Поначалу не происходило ничего, но вскоре стало заметно, что пациенту тяжело дышать.
— Все, — сообщил мне Антонов, — процесс вышел на самоподхват, код доступа ушел, теперь твоя очередь. Работай.
Ликвидировать последствия антоновского воздействия оказалось не просто, а очень просто. Даже учитывая, что Моршанцев теперь был для меня полноценным «десятым», все прошло чуть ли не мгновенно, не потребовав и двадцати секунд.
А дальше начался кошмар. Для меня, а не для пациента. Мне несколько раз хотелось все бросить и с криком «ну не могу я больше, понимаете, не могу!» сбежать отсюда как можно дальше, пока еще есть силы. Я, кажется, уже упоминал, что для успешного лечения нужно воспринимать болезнь пациента как свою. Так вот, ничего омерзительней, чем ощущение разрастающегося в мозгу агрессивного чужеродного образования, мне в обоих ипостасях испытать не доводилось.
Окружающее застилала какая-то мутная пелена, и сквозь нее я с трудом услышал «Витя, держись, совсем немного осталось!». Кажется, это был Антонов, но точно я не уверен.
Но кто бы это ни был, он оказался прав. Я почти одновременно почувствовал сразу две вещи.
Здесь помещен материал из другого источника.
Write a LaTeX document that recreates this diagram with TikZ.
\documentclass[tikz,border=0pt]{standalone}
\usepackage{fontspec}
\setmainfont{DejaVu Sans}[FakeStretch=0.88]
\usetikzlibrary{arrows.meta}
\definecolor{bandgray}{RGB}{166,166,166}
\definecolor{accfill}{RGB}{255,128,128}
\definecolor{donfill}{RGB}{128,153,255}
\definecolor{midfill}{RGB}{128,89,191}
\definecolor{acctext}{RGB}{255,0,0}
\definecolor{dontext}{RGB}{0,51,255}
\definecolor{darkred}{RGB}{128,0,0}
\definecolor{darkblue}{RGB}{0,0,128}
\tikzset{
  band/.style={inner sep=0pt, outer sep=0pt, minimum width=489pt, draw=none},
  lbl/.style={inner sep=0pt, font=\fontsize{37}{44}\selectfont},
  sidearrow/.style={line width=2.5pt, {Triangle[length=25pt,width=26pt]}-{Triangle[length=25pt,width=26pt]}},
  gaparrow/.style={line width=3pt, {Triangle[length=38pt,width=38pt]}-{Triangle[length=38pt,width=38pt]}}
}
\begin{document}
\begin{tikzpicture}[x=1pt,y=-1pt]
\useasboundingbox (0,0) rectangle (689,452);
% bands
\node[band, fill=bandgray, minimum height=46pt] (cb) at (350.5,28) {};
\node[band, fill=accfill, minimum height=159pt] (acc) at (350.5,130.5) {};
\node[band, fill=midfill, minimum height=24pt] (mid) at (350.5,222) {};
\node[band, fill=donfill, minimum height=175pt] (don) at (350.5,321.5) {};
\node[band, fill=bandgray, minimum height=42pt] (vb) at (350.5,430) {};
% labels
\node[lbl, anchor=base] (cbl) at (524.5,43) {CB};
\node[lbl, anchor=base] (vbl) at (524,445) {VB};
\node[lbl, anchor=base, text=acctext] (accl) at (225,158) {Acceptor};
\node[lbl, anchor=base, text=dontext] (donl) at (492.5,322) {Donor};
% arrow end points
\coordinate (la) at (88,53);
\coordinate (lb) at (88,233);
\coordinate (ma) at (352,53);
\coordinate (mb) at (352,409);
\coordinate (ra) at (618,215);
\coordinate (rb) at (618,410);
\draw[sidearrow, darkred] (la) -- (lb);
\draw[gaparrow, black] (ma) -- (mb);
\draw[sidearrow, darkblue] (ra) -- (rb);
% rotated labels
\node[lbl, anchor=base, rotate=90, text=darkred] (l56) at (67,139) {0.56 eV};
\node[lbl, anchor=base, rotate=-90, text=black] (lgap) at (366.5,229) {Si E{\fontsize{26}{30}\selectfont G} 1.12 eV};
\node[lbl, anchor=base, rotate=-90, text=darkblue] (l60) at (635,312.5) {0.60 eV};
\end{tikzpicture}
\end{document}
Первая — сил больше нет совсем, ну ни капельки. И вторая — первый этап прошел, организм пациента сам начал борьбу с опухолью. После чего я с облегчением отрубился.
Пришел в себя я от резкого запаха нашатыря. Оказалось, что мне даже удалось не свалиться со стула. Ну или Валерию удалось меня удержать — не знаю. Хорошо хоть он уже убрал из-под моего носа ватку.
Карасев стоял рядом.
— Вы говорили, что плохо может стать пациенту, — с еле заметной усмешкой сказал он, — а вместо этого чуть не померли сами. Мы уж хотели вызывать скорую.
— А с Марком что?
— С ним-то как раз неплохо.
— Спит, — подтвердил Валерий. — Последние две недели почти совсем не мог, а сейчас заснул. Неужели помогло?
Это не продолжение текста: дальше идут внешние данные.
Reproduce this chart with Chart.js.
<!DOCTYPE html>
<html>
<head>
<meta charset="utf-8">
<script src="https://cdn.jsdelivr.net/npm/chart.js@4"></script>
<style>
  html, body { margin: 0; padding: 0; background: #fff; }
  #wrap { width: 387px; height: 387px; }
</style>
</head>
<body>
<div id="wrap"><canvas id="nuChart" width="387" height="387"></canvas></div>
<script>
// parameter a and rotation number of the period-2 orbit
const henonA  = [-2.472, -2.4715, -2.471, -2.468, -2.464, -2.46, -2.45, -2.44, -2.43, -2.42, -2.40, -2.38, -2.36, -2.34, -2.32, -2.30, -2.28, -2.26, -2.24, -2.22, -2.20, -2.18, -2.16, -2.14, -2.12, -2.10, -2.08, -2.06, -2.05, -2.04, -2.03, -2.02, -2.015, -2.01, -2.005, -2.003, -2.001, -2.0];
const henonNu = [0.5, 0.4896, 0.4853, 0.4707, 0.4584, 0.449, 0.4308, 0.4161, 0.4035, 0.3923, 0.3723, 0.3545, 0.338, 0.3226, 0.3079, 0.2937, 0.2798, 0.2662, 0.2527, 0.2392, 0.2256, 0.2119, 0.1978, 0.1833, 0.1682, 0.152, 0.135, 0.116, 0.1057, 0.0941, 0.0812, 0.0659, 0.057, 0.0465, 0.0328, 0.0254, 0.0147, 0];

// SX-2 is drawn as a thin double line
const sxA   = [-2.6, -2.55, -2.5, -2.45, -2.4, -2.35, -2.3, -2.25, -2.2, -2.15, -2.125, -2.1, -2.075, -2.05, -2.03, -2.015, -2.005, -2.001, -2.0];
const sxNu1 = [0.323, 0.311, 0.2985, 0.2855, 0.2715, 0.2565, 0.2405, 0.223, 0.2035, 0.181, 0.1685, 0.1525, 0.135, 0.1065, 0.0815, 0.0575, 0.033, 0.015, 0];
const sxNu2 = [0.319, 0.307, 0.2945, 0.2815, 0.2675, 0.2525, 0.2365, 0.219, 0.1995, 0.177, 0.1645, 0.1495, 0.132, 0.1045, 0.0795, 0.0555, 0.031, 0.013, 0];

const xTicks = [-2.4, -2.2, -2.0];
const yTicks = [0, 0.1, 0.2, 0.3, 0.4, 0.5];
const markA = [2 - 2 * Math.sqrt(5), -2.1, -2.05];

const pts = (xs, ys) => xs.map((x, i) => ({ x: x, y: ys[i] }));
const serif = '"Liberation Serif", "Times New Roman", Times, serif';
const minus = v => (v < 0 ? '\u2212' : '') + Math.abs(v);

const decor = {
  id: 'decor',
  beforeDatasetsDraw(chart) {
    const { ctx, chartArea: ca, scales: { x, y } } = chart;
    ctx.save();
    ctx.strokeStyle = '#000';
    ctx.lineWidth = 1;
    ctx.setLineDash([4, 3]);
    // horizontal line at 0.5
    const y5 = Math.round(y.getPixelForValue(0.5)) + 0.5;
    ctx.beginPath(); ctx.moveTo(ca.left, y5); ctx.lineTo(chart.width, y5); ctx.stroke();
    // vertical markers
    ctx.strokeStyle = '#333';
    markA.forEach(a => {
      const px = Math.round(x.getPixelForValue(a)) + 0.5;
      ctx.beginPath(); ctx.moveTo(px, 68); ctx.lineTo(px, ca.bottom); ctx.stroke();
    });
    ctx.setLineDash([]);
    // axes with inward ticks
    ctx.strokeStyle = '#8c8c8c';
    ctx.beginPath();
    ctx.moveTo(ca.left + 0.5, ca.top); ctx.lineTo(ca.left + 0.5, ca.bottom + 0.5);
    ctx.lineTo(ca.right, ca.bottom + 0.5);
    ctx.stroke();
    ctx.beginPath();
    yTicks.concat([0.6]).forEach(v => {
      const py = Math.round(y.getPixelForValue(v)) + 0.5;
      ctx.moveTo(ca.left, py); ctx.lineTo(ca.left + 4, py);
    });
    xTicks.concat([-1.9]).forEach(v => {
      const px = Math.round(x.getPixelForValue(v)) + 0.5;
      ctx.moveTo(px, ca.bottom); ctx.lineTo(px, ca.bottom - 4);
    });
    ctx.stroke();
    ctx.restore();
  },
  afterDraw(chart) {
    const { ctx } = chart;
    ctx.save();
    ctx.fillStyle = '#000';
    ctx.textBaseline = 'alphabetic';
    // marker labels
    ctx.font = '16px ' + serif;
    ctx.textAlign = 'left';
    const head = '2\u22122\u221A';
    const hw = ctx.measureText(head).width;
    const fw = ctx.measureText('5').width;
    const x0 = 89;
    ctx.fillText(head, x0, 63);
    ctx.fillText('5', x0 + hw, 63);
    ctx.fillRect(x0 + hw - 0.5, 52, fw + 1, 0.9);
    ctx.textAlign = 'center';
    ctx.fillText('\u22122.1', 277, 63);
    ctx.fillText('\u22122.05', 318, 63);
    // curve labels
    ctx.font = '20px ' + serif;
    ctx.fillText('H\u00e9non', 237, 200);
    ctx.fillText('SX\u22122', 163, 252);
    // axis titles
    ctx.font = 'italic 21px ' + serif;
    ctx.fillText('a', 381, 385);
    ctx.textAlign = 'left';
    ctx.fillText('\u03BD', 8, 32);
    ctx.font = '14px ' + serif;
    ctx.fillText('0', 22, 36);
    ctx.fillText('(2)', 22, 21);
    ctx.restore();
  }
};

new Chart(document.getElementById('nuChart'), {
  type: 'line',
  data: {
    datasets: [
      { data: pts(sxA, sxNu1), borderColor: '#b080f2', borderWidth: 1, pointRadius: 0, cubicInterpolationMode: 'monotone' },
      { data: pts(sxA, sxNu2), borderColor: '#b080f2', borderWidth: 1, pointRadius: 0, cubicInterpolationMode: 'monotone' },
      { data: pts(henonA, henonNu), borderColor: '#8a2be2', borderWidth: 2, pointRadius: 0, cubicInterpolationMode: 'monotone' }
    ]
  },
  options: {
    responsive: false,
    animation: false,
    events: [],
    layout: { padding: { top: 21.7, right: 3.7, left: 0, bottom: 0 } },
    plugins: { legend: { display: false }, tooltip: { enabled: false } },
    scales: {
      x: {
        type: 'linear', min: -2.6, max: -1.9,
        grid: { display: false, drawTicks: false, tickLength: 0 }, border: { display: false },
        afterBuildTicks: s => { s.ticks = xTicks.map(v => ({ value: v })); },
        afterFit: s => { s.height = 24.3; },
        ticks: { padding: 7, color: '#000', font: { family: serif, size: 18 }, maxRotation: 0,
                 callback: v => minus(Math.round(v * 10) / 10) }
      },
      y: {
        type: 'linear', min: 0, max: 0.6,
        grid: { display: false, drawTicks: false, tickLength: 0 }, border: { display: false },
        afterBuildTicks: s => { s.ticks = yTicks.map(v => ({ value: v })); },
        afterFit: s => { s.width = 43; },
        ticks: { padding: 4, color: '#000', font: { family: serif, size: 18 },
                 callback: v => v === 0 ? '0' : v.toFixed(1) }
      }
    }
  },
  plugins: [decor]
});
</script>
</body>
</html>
— Не знаю, — с трудом просипел я. — Сладкое давайте, пока не сдох тут прямо у вас.
— Может, вам удобнее пересесть в кресло? Мы поможем.
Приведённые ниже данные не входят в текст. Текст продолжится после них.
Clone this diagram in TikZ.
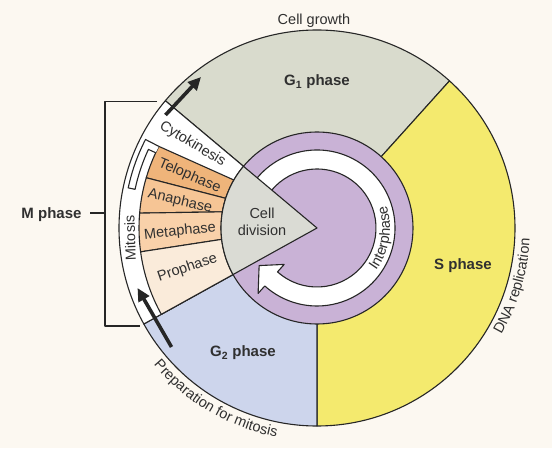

Меня как мешок перетащили в кресло и сунули под нос кружку с горячим и очень сладким чаем. То, что он понадобится, причем в больших количествах, я предупредил заранее.
— Но все же, как вы оцениваете результат лечения? — спросил меня Валерий спустя минут пятнадцать, когда я, прикончив вторую кружку, немного оклемался.
— Не знаю, — честно ответил я. — Это будет ясно дня через три.
Да, если через три дня мне удастся полностью восстановить способности, то возможен какой-то прогресс. А если нет, то болезнь успеет взять свое, и сеанс в лучшем случае даст только временное облегчение, и не более.